Recordkeeping That Protects the Deduction

The IRS expects supporting documents that identify the payee, the amount paid, proof of payment, the date, and a description showing the expense was for business purposes.5Internal Revenue Service. What Kind of Records Should I Keep For freight out, that means keeping carrier invoices, bills of lading, tracking confirmations, and proof of payment such as canceled checks, bank statements, or credit card receipts. Publication 583 advises retaining these records for at least three years from the date you file the return, or two years from the date you paid the tax, whichever is later.6Internal Revenue Service. Publication 583 Starting a Business and Keeping Records

Sloppy documentation is where freight deductions fall apart. If the IRS disallows a deduction for lack of substantiation, you owe the unpaid tax plus a potential accuracy-related penalty of 20 percent of the underpayment.7United States Code. 26 USC 6662 Imposition of Accuracy-Related Penalty on Underpayments Carrier invoices are easy to save electronically. Do it the week you pay them, not in a panic during an audit.

Cash vs.

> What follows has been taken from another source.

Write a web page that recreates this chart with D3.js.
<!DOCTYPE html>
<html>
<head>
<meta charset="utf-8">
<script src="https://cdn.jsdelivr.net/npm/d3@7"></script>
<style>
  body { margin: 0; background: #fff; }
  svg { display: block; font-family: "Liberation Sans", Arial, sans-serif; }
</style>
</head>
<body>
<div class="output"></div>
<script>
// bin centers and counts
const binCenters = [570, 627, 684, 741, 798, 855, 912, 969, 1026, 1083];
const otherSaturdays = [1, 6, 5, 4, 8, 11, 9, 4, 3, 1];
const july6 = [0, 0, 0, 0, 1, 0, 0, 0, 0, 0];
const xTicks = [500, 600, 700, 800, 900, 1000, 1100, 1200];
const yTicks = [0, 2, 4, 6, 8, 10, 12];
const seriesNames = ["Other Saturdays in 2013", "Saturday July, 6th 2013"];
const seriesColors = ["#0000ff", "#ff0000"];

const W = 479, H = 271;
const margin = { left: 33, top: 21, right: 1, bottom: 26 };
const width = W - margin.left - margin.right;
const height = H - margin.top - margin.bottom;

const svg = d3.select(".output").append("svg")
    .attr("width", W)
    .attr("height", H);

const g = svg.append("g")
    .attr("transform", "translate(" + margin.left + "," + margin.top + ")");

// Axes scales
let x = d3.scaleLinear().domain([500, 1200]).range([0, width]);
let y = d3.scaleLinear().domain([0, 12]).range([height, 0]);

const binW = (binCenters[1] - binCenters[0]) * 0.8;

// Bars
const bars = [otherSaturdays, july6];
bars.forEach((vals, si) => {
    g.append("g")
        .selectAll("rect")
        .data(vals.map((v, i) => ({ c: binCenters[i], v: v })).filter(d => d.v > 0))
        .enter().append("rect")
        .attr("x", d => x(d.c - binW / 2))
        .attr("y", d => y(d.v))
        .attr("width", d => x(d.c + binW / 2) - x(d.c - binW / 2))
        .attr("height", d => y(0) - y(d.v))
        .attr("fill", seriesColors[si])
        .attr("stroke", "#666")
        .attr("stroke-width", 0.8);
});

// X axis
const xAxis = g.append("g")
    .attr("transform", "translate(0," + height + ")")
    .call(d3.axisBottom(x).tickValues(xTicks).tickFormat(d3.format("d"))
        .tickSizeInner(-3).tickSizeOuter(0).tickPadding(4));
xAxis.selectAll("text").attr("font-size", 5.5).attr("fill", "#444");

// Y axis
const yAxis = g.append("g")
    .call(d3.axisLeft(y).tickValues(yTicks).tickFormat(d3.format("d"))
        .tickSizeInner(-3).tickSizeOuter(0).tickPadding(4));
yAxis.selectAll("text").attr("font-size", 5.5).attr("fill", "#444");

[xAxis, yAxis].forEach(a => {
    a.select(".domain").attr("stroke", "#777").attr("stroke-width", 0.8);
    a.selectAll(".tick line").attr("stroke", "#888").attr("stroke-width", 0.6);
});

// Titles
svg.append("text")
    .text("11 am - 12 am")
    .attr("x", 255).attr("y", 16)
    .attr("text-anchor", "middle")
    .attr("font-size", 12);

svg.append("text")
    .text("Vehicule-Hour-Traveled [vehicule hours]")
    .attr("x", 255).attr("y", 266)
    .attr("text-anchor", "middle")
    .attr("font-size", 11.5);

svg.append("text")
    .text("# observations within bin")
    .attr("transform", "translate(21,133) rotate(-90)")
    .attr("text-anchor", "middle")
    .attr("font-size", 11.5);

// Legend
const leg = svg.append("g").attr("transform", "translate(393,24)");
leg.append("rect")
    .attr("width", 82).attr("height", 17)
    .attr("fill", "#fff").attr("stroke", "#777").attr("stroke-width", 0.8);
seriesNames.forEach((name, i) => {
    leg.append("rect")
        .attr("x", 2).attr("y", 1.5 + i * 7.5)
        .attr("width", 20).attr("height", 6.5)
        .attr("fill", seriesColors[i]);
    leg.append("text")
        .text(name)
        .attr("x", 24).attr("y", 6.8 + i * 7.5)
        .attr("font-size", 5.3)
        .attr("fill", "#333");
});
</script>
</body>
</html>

Accrual Timing

If you use the cash method of accounting, you deduct freight out in the tax year you actually pay the carrier. If you use the accrual method, you deduct it in the year all events have occurred that establish your liability and you can determine the amount with reasonable accuracy, which typically means the year of shipment. A December shipment invoiced in January can create a timing difference depending on your method, so match the deduction to the right year.

Sales Tax on Shipping Charges

Whether you owe sales tax on the shipping fee you charge customers depends on where you sell. Roughly 31 states treat delivery charges as taxable when the underlying sale is taxable, while the remaining states either exempt shipping entirely or exempt it under specific conditions such as using a common carrier rather than your own trucks. The rules are inconsistent enough that a blanket policy across all states will almost certainly be wrong somewhere. Check the specific rule in each state where you have a tax collection obligation, particularly if you deliver with your own vehicles, because several states that exempt third-party carrier charges still tax seller-delivered shipments.

Practical Ways To Manage Freight-Out Costs

Freight out is one of the few line items that scales directly with revenue, which means ignoring it quietly erodes margins as your business grows. A few approaches that consistently help:

  • Negotiate carrier contracts annually: Carriers expect negotiation. If your volume has grown, your rates should shrink. Get competing quotes before renewal.
  • Audit accessorial charges: Fuel surcharges, residential delivery fees, and redelivery charges add up fast. Review invoices monthly rather than paying blindly, and dispute charges that don’t match the actual service performed.
  • Set free-shipping thresholds strategically: Offering free shipping on orders above a certain dollar amount increases average order value, but only if the threshold is high enough that the margin on the larger order absorbs the freight cost. Run the math on your actual shipping costs before picking a number.
  • Match shipping terms to your leverage: If you’re a small seller with little negotiating power over carriers, FOB Shipping Point shifts the freight burden to the buyer. If fast, reliable delivery is your competitive advantage, FOB Destination gives you control over the customer experience.

Tracking freight out as a percentage of revenue each month gives you an early warning when costs drift. Most healthy product businesses keep outbound shipping between 5 and 15 percent of revenue, though the range varies widely by industry and average shipment weight. If your ratio is climbing without a clear explanation like a rate increase or a shift toward heavier products, dig into the invoices before the problem compounds.